## COLLECTED MATERIAL
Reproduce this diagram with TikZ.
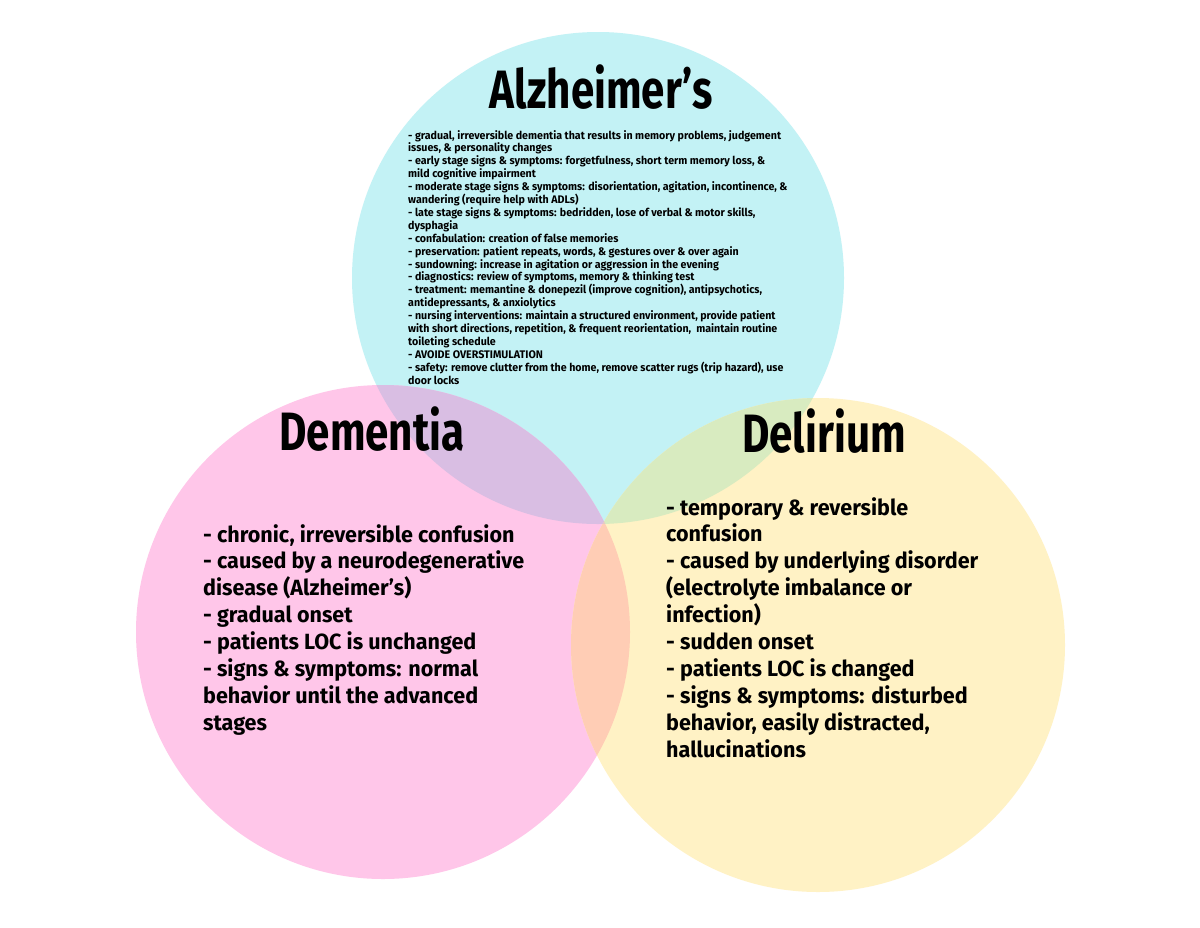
\documentclass[tikz,border=0pt]{standalone}
\usepackage{fontspec}
\newfontfamily\hand{Fira Sans}[FakeStretch=0.78]
\newfontfamily\handb{Fira Sans}[FakeStretch=0.98]
\newfontfamily\hands{Fira Sans}[FakeStretch=0.97]
\definecolor{cy}{RGB}{195,242,245}
\definecolor{pk}{RGB}{255,198,233}
\definecolor{yl}{RGB}{255,242,197}
\definecolor{lav}{RGB}{217,190,227}
\definecolor{grn}{RGB}{216,235,192}
\definecolor{pch}{RGB}{255,205,181}
\definecolor{tri}{RGB}{228,200,200}
\begin{document}
\begin{tikzpicture}[x=1pt,y=-1pt,
  title/.style={font=\hand\bfseries\fontsize{54}{60}\selectfont, inner sep=0pt, anchor=base},
  body/.style={font=\handb\bfseries\fontsize{22}{27}\selectfont, inner sep=0pt, anchor=base west},
  small/.style={font=\hands\bfseries\fontsize{11}{13}\selectfont, inner sep=0pt, anchor=base west}]
\useasboundingbox (0,0) rectangle (1200,927);
\fill[white] (0,0) rectangle (1200,927);
\coordinate (cA) at (598,278);
\coordinate (cD) at (383,632);
\coordinate (cL) at (818,645);
\fill[cy] (cA) circle[radius=246pt];
\fill[pk] (cD) circle[radius=247pt];
\fill[yl] (cL) circle[radius=247pt];
\begin{scope}
  \clip (cA) circle[radius=246pt];
  \fill[lav] (cD) circle[radius=247pt];
  \fill[grn] (cL) circle[radius=247pt];
\end{scope}
\begin{scope}
  \clip (cD) circle[radius=247pt];
  \fill[pch] (cL) circle[radius=247pt];
\end{scope}
\begin{scope}
  \clip (cA) circle[radius=246pt];
  \clip (cD) circle[radius=247pt];
  \fill[tri] (cL) circle[radius=247pt];
\end{scope}
\node[title] (tA) at (601,108) {Alzheimer’s};
\node[title] (tD) at (372,450) {Dementia};
\node[title] (tL) at (824,452) {Delirium};
\foreach \t [count=\i] in {
 {- gradual, irreversible dementia that results in memory problems, judgement},
 {issues, \& personality changes},
 {- early stage signs \& symptoms: forgetfulness, short term memory loss, \&},
 {mild cognitive impairment},
 {- moderate stage signs \& symptoms: disorientation, agitation, incontinence, \&},
 {wandering (require help with ADLs)},
 {- late stage signs \& symptoms: bedridden, lose of verbal \& motor skills,},
 {dysphagia},
 {- confabulation: creation of false memories},
 {- preservation: patient repeats, words, \& gestures over \& over again},
 {- sundowning: increase in agitation or aggression in the evening},
 {- diagnostics: review of symptoms, memory \& thinking test},
 {- treatment: memantine \& donepezil (improve cognition), antipsychotics,},
 {antidepressants, \& anxiolytics},
 {- nursing interventions: maintain a structured environment, provide patient},
 {with short directions, repetition, \& frequent reorientation,\ \ maintain routine},
 {toileting schedule},
 {- AVOIDE OVERSTIMULATION},
 {- safety: remove clutter from the home, remove scatter rugs (trip hazard), use},
 {door locks}}
 {\node[small] (alz\i) at (408,{139+(\i-1)*12.9}) {\t};}
\foreach \t [count=\i] in {
 {- chronic, irreversible confusion},
 {- caused by a neurodegenerative},
 {disease (Alzheimer’s)},
 {- gradual onset},
 {- patients LOC is unchanged},
 {- signs \& symptoms: normal},
 {behavior until the advanced},
 {stages}}
 {\node[body] (dem\i) at (203,{542+(\i-1)*26.9}) {\t};}
\foreach \t [count=\i] in {
 {- temporary \& reversible},
 {confusion},
 {- caused by underlying disorder},
 {(electrolyte imbalance or},
 {infection)},
 {- sudden onset},
 {- patients LOC is changed},
 {- signs \& symptoms: disturbed},
 {behavior, easily distracted,},
 {hallucinations}}
 {\node[body] (del\i) at (666,{515+(\i-1)*26.9}) {\t};}
\end{tikzpicture}
\end{document}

## WHAT YOU NEED TO DO
Without the pictures, retype the whole of the material above exactly.

## RESULT BELOW
Reproduce this diagram with TikZ.
\documentclass[tikz,border=0pt]{standalone}
\usepackage{fontspec}
\newfontfamily\hand{Fira Sans}[FakeStretch=0.78]
\newfontfamily\handb{Fira Sans}[FakeStretch=0.98]
\newfontfamily\hands{Fira Sans}[FakeStretch=0.97]
\definecolor{cy}{RGB}{195,242,245}
\definecolor{pk}{RGB}{255,198,233}
\definecolor{yl}{RGB}{255,242,197}
\definecolor{lav}{RGB}{217,190,227}
\definecolor{grn}{RGB}{216,235,192}
\definecolor{pch}{RGB}{255,205,181}
\definecolor{tri}{RGB}{228,200,200}
\begin{document}
\begin{tikzpicture}[x=1pt,y=-1pt,
  title/.style={font=\hand\bfseries\fontsize{54}{60}\selectfont, inner sep=0pt, anchor=base},
  body/.style={font=\handb\bfseries\fontsize{22}{27}\selectfont, inner sep=0pt, anchor=base west},
  small/.style={font=\hands\bfseries\fontsize{11}{13}\selectfont, inner sep=0pt, anchor=base west}]
\useasboundingbox (0,0) rectangle (1200,927);
\fill[white] (0,0) rectangle (1200,927);
\coordinate (cA) at (598,278);
\coordinate (cD) at (383,632);
\coordinate (cL) at (818,645);
\fill[cy] (cA) circle[radius=246pt];
\fill[pk] (cD) circle[radius=247pt];
\fill[yl] (cL) circle[radius=247pt];
\begin{scope}
  \clip (cA) circle[radius=246pt];
  \fill[lav] (cD) circle[radius=247pt];
  \fill[grn] (cL) circle[radius=247pt];
\end{scope}
\begin{scope}
  \clip (cD) circle[radius=247pt];
  \fill[pch] (cL) circle[radius=247pt];
\end{scope}
\begin{scope}
  \clip (cA) circle[radius=246pt];
  \clip (cD) circle[radius=247pt];
  \fill[tri] (cL) circle[radius=247pt];
\end{scope}
\node[title] (tA) at (601,108) {Alzheimer’s};
\node[title] (tD) at (372,450) {Dementia};
\node[title] (tL) at (824,452) {Delirium};
\foreach \t [count=\i] in {
 {- gradual, irreversible dementia that results in memory problems, judgement},
 {issues, \& personality changes},
 {- early stage signs \& symptoms: forgetfulness, short term memory loss, \&},
 {mild cognitive impairment},
 {- moderate stage signs \& symptoms: disorientation, agitation, incontinence, \&},
 {wandering (require help with ADLs)},
 {- late stage signs \& symptoms: bedridden, lose of verbal \& motor skills,},
 {dysphagia},
 {- confabulation: creation of false memories},
 {- preservation: patient repeats, words, \& gestures over \& over again},
 {- sundowning: increase in agitation or aggression in the evening},
 {- diagnostics: review of symptoms, memory \& thinking test},
 {- treatment: memantine \& donepezil (improve cognition), antipsychotics,},
 {antidepressants, \& anxiolytics},
 {- nursing interventions: maintain a structured environment, provide patient},
 {with short directions, repetition, \& frequent reorientation,\ \ maintain routine},
 {toileting schedule},
 {- AVOIDE OVERSTIMULATION},
 {- safety: remove clutter from the home, remove scatter rugs (trip hazard), use},
 {door locks}}
 {\node[small] (alz\i) at (408,{139+(\i-1)*12.9}) {\t};}
\foreach \t [count=\i] in {
 {- chronic, irreversible confusion},
 {- caused by a neurodegenerative},
 {disease (Alzheimer’s)},
 {- gradual onset},
 {- patients LOC is unchanged},
 {- signs \& symptoms: normal},
 {behavior until the advanced},
 {stages}}
 {\node[body] (dem\i) at (203,{542+(\i-1)*26.9}) {\t};}
\foreach \t [count=\i] in {
 {- temporary \& reversible},
 {confusion},
 {- caused by underlying disorder},
 {(electrolyte imbalance or},
 {infection)},
 {- sudden onset},
 {- patients LOC is changed},
 {- signs \& symptoms: disturbed},
 {behavior, easily distracted,},
 {hallucinations}}
 {\node[body] (del\i) at (666,{515+(\i-1)*26.9}) {\t};}
\end{tikzpicture}
\end{document}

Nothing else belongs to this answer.